Un roman très riche, qui retrace une décennie de l'histoire des États-Unis qui a vu dans les années soixante un enchaînement d'événements particulièrement marquants, avec les assassinats de JFK à Dallas en 1963, de son frère Robert et de
Martin Luther King en 1968, le désastre de « la baie des cochons » et la crise des missiles de Cuba, ainsi que l'engagement militaire américain au Vietnam, replaçant l'histoire dans le contexte d'un monde qui n'a jamais été aussi proche d'un embrasement Est-Ouest qu'au moment de l'accession à la présidence de John. Moins historique, la mort en 1967 et 1968 des parents d'un certain Mark O'Dugain, professeur à Vancouver, décide celui-ci à écrire quelques années plus tard une thèse sur Robert Kennedy et effectuer des recherches sur l'histoire familiale, persuadé jusqu'à l'obsession d'un lien entre les deux.
Le récit s'attarde beaucoup sur les circonstances du drame de Dallas, de façon minutieuse mais franchement partisane. Il est certain qu'il vaut mieux adhérer à la thèse du complot. Les lecteurs ayant fait leurs les conclusions de la commission Warren en faveur du tireur unique et des trois balles, dont une perdue et une magique, auront du mal à apprécier les positions prises dans sa thèse par O'Dugain qui sont sans ambiguïté, voire parfois un peu dans l'excès : « Un tueur isolé ? Tu parles ! Ils ne devaient plus savoir où se mettre, derrière la fameuse palissade, ces tueurs à gages de la Mafia et de la Cia... ». Tous les protagonistes supposés qui ressortent des théories complotistes sont pointés du doigt, du vice-président Johnson à Edgar Hoover en passant par Bush père, la Mafia, la Cia, l'armée, les groupes anticastristes, l'extrême droite ségrégationniste, le plus qu'influent complexe militaro-industriel, le lobby pétrolier... qui avaient tous une raison ou une autre de vouloir se débarrasser, quel que soit le moyen, d'un président considéré comme gênant.
La vie de Robert Kennedy après la mort de son grand frère est longuement détaillée, le narrateur rappelant sa sensation d'avoir été responsable de l'assassinat de John en raison de sa lutte acharnée contre le crime organisé, « l'ennemi intérieur ». Cette culpabilité le poursuit jusqu'à sa mort qui survient alors qu'il est candidat à la primaire démocrate et porteur de beaucoup d'espoir pour les exclus du rêve américain, son assassinat suscitant les mêmes doutes qu'à Dallas sur la présence d'un seul tireur, la thèse d'un complot anti Kennedy renaissant de ses cendres comme un éternel recommencement. le récit propose de nombreux allers-retours temporels entre les deux événements marquants de cette décennie tragique pour la famille Kennedy, alternant avec la partie purement fictive du travail du professeur sur sa famille, Mark O'Dugain ayant commencé une véritable enquête policière, que j'ai trouvée particulièrement intéressante, afin d'en savoir plus sur le passé de ses parents, et de connaître les réelles circonstances de leurs décès si brusques et rapprochés.
Le clan Kennedy n'est pas totalement épargné, à l'image de ses principaux membres pas toujours décrits à leur avantage.

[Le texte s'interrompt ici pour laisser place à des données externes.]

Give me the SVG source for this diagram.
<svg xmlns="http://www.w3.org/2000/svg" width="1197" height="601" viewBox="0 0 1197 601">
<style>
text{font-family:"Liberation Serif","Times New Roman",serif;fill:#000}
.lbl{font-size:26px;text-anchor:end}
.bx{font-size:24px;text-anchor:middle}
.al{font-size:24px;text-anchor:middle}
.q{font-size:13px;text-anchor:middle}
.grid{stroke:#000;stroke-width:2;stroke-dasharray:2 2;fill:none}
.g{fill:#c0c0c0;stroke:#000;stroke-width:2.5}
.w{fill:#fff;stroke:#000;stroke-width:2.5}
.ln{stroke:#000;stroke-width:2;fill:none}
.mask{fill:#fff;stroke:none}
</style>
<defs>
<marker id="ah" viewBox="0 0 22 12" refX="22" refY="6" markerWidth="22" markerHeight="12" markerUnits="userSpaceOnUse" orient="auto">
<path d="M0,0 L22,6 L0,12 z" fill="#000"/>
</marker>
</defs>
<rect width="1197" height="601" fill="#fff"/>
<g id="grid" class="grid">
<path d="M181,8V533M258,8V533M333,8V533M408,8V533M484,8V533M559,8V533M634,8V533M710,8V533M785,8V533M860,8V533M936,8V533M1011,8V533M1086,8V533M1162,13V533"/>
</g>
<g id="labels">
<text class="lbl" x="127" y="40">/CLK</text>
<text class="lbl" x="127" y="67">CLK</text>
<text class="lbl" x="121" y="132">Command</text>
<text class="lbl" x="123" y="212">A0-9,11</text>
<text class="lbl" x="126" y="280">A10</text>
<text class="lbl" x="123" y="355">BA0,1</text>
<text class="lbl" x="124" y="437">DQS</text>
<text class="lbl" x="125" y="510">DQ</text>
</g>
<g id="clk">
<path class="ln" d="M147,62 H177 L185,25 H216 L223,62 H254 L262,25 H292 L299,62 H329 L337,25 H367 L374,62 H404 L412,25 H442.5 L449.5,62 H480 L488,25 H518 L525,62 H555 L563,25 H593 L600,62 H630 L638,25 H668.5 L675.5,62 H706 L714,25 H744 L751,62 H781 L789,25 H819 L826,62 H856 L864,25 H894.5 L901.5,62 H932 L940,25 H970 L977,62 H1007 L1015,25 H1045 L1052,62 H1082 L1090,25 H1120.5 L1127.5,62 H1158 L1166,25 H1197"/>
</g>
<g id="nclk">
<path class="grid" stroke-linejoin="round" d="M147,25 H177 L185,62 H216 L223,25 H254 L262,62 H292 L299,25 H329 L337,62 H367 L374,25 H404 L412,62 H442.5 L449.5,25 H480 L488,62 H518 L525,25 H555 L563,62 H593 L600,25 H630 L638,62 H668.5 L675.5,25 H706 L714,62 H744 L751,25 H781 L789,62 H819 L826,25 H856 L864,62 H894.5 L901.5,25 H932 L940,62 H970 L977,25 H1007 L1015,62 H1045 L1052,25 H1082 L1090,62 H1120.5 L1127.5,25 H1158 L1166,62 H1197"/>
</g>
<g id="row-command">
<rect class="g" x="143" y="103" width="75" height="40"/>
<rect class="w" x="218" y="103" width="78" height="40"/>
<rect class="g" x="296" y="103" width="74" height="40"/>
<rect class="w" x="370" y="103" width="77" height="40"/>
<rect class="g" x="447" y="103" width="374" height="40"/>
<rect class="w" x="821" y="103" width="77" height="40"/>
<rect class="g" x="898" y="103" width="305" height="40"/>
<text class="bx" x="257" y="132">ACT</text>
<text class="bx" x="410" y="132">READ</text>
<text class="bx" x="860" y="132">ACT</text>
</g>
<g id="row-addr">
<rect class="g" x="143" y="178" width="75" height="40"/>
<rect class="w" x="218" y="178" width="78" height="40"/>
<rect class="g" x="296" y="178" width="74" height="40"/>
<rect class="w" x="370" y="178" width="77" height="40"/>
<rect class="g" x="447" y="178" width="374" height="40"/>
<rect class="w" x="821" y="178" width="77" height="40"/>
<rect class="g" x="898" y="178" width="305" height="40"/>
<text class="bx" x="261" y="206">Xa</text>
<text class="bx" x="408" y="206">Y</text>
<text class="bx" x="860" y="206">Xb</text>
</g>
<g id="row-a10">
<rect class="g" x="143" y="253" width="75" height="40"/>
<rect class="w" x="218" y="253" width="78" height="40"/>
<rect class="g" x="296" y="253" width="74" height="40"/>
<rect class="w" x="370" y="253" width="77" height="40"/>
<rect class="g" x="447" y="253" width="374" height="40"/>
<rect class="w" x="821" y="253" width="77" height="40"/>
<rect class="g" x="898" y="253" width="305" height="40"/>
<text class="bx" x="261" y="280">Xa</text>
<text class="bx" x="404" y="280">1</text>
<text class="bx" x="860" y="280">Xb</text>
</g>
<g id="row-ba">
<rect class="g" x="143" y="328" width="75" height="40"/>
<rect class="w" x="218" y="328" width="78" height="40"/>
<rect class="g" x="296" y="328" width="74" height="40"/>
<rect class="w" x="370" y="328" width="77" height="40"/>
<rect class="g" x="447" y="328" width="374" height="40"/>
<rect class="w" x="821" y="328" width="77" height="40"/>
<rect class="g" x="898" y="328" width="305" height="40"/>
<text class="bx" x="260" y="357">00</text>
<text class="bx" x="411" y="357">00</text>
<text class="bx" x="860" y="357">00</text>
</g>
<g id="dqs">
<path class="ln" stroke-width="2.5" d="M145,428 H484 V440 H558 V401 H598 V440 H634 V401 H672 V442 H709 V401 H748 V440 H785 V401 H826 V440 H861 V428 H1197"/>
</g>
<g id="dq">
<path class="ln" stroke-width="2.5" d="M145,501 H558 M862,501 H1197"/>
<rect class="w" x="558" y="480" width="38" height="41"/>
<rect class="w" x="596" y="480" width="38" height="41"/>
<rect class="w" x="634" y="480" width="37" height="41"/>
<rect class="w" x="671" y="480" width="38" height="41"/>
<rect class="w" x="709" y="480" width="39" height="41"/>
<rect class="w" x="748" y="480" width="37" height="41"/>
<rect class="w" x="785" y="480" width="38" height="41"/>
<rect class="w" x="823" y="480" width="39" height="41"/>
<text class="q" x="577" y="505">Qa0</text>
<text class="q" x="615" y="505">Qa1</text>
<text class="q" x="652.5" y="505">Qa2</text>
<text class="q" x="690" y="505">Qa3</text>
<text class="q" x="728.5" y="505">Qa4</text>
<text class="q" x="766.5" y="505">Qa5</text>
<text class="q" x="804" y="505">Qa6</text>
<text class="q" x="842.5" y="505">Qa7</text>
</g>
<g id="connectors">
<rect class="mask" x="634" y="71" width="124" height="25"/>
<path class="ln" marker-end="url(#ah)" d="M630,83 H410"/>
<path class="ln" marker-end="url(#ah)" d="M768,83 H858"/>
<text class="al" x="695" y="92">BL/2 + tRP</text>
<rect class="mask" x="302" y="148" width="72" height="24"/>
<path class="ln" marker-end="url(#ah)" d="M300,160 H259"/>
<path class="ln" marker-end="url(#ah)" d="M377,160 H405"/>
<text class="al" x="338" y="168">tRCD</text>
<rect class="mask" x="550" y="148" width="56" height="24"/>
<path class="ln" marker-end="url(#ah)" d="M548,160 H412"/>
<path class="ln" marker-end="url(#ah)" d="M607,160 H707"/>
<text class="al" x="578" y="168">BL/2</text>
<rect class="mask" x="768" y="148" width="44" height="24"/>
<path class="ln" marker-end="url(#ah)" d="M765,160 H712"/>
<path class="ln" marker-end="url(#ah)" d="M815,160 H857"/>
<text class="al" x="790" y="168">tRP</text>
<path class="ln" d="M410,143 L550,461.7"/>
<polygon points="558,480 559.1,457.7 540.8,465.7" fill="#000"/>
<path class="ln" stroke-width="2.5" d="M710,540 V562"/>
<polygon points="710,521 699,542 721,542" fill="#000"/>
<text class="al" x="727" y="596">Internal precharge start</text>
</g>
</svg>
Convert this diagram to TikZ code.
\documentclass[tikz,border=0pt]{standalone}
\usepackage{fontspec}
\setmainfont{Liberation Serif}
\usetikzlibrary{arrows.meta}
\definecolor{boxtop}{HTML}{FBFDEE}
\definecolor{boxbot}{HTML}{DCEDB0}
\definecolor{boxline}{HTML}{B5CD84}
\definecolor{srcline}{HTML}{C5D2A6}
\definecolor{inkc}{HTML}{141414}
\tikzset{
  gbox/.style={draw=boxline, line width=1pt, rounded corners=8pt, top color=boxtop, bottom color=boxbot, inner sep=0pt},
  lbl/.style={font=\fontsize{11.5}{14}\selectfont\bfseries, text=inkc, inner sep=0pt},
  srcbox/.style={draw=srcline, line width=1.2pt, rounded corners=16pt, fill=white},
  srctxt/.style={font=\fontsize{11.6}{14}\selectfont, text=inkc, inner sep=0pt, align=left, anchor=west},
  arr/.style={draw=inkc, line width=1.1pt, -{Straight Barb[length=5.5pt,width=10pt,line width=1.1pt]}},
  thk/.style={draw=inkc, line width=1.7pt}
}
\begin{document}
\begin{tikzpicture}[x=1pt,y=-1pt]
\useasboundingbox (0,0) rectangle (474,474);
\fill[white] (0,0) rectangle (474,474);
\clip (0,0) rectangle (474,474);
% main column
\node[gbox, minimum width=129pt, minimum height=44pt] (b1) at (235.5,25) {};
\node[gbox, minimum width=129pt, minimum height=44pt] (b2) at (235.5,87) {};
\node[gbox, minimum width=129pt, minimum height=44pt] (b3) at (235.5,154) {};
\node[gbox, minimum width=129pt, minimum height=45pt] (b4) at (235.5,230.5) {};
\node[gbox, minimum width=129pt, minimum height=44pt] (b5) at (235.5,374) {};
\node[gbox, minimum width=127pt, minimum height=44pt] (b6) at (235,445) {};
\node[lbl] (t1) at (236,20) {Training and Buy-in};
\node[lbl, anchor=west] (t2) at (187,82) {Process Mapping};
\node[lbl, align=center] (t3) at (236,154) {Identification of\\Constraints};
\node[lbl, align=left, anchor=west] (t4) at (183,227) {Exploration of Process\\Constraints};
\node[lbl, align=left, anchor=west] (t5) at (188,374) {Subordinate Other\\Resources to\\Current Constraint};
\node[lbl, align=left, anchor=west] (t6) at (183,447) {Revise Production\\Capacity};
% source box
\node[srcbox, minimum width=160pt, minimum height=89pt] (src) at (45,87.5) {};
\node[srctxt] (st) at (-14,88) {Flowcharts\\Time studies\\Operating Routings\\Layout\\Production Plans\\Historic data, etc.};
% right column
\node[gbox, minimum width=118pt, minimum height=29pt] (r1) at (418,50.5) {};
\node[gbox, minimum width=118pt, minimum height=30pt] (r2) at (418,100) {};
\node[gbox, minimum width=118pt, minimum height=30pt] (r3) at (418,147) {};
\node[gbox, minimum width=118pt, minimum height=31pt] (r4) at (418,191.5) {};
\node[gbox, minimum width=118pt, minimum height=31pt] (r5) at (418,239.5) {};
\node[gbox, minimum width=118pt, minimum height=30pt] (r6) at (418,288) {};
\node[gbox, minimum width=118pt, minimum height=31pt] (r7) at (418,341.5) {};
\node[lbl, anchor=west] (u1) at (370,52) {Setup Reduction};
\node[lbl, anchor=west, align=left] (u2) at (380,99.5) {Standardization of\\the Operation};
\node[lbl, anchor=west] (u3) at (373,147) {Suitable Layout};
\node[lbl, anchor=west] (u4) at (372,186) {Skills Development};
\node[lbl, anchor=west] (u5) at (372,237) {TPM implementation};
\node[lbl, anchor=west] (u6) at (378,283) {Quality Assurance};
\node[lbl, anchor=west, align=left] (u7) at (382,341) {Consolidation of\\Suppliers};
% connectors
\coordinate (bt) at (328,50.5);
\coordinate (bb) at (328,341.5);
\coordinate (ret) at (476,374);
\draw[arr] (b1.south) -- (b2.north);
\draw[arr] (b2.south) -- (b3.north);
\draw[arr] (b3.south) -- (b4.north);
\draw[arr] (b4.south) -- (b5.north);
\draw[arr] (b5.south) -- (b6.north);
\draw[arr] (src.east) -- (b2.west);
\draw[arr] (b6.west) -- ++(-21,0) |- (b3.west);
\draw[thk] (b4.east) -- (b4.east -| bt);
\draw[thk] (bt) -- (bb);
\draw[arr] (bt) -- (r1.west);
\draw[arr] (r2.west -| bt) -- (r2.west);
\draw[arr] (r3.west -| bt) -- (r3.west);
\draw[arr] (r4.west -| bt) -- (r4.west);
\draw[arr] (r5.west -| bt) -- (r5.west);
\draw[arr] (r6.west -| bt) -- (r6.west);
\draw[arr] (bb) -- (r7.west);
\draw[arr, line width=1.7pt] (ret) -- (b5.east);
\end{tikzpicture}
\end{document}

Joe, le père candidat déçu d'une élection présidentielle, très proche de la pègre, John, à la frénésie sexuelle compulsive qui faillit lui valoir une destitution, et Bobby le petit frère sensible mais maniaco-dépressif.
Le contexte social de cette période est particulièrement bien rendu. J'ai bien aimé l'évocation très désabusée qui est faite de la révolution culturelle qui s'est développée dans les sixties, principalement à San Francisco, d'une grande intensité créatrice, portée par la vague hippie prônant la liberté et rêvant sous LSD d'un monde meilleur sans guerre et rempli d'amour, trouvant une sorte d'apogée au festival de Woodstock, puis s'éteignant doucement noyée dans l'utilisation de drogues diverses.
Le ton est souvent assez cynique, à travers de petites phrases très acides sur certains personnages qui ne font pas le voyage à vide, à l'image de Lyndon Johnson, Edgar Hoover, Joseph McCarthy, et quelques présidents de périodes plus récentes.
J'ai commencé cette chronique en disant que ce roman était très riche, ce que je répète tant les domaines abordés sont divers. J'ai eu l'impression de lire un récit historique, mais aussi un thriller politique, policier et psychologique, le tout agrémenté de l'étude sociologique d'une époque. Je me suis vraiment régalé à la lecture de ce livre qui m'a passionné, et je dois avouer avoir apprécié les prises de position bien claires... de Mark O'Dugain bien sûr. C'est l'avantage du roman de permettre de soutenir les théories les plus folles sur des événements alimentant toujours l'imaginaire populaire.